Seen through God’s Eyes

When I was seventeen, I registered for a religion class on prayer and spirituality at my Catholic high school. Even though I was convinced that prayer was not for me, it was a pass/fail course that included an overnight at a retreat center and my best friend was planning to take it, too, so I figured, “What could it hurt?” As it turned out, it ended up helping more than I ever could have imagined. Not only did my entire attitude about prayer change, but I also experienced the wonderful gift of seeing myself in a way I had never seen myself before.

The shift in my outlook on prayer unfolded over the course of the trimester, as I discovered that prayer does not need to involve words or memorization or recitation; that prayer can happen when we do the things we love to do, things that restore our souls, things in which we are our best selves; that our whole lives can be prayers.
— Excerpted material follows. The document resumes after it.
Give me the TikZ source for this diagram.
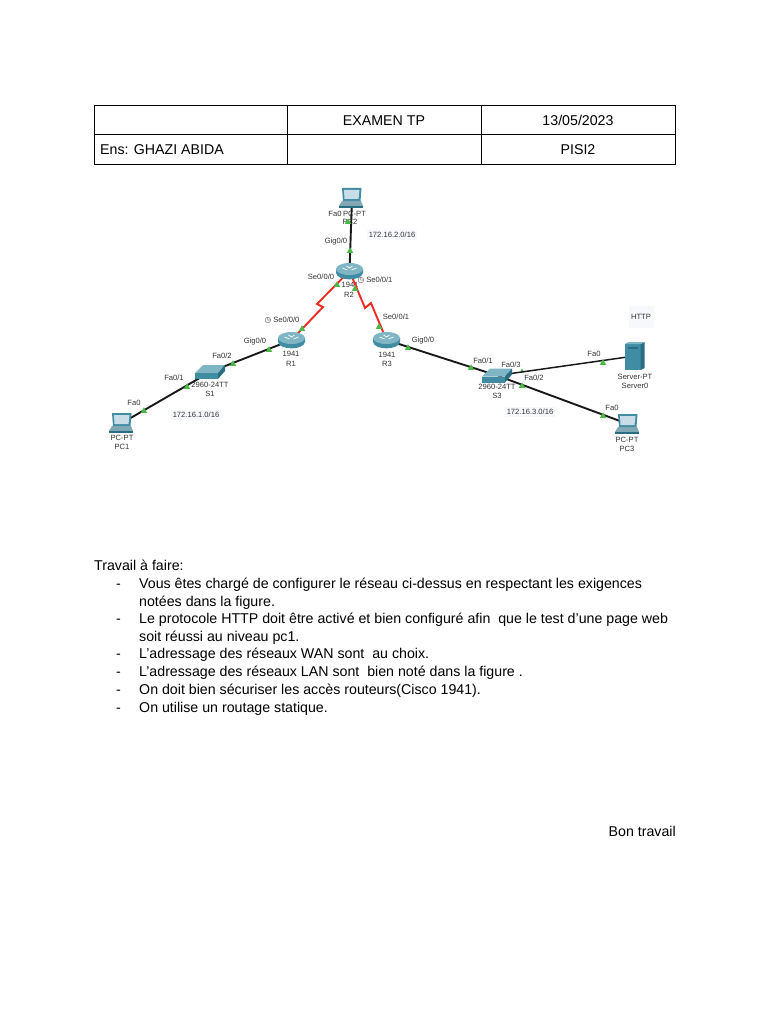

The new vision of myself was more instantaneous, occurring on the evening the entire class gathered around our teacher in the basement of the retreat center—dressed in pajamas, cuddled up in sleeping bags, lounging on pillows—for the evening prayer service. The hush in the room matched the quiet snow falling outside the windows as our teacher named each student one by one and proclaimed where he saw God in each of us. There were barely concealed smiles and astonished gasps as he unveiled authentic and insightful visions of God’s presence in each of our lives. After what seemed like an interminable wait, he said, “Claire, I see God in you when you perform your floor routine at gymnastics meets.”

In my eleven years of doing gymnastics, I had never recognized, in quite this way, that when I competed, I forgot about everything else in my life, lived in the moment, reveled in the wonderful ways my body moved, and connected with my deepest self. And in connecting with my deepest self, I also connected to God. And in my seventeen years of life, I had never recognized, in quite this way, that God was a part of me and that I was a part of God. God was so close to me that God was with me when I did this thing I loved to do. To this day, I can see myself dancing and tumbling across the blue floor mat, and I smile because I see myself as God sees me: as a perfectly beautiful, loved and lovable, child of God.

When I read this week’s familiar gospel story from Luke about Zacchaeus the tax collector’s encounter with Jesus, I think that his experience must have been similar to mine on that retreat. In high school, I often felt on the margins of social life and I was used to people treating me just as “the shy, smart girl” rather than bothering to get to know me. On that retreat night, it felt as if my teacher had really seen me, in my entirety, and helped me to see myself truly, too. The empowerment that came with acknowledging my identity as someone who bears God’s image in my being is something that has stayed with me over the years, inspiring any imperfect ability I have to act for good in the world.

As a tax collector, Zacchaeus would have been rejected by his own Jewish people, deemed unclean for associating with the Romans and for making money in this unjust way. I have to imagine that he was used to be scoffed at for being “the tax collector” and rarely, if ever, treated as a full human being. And then Jesus comes along, calls Zacchaeus out of the tree, and asks to stay at his house, something no other self-respecting Jewish man would have done for fear of being made unclean and undesirable by association. Jesus sees Zacchaeus not just as “the tax collector” but as someone who is worth stopping to see. He is not worth this because of his wealth or his job; he is worth this because he is a human being, like the rest of us. The results of being seen truly in this way are astounding: Zachaeus resolves to give away half of his possessions and to pay back anyone he has defrauded four-fold.

There is something remarkable that happens when we receive the gift of being truly seen and also loved and accepted for who we really are. While it may happen all too rarely in our lives, we can be assured that this is the way that God always sees us. May it be that we come to see ourselves as God sees us.

When have you felt truly seen by another person? How did it feel? What did it inspire in you?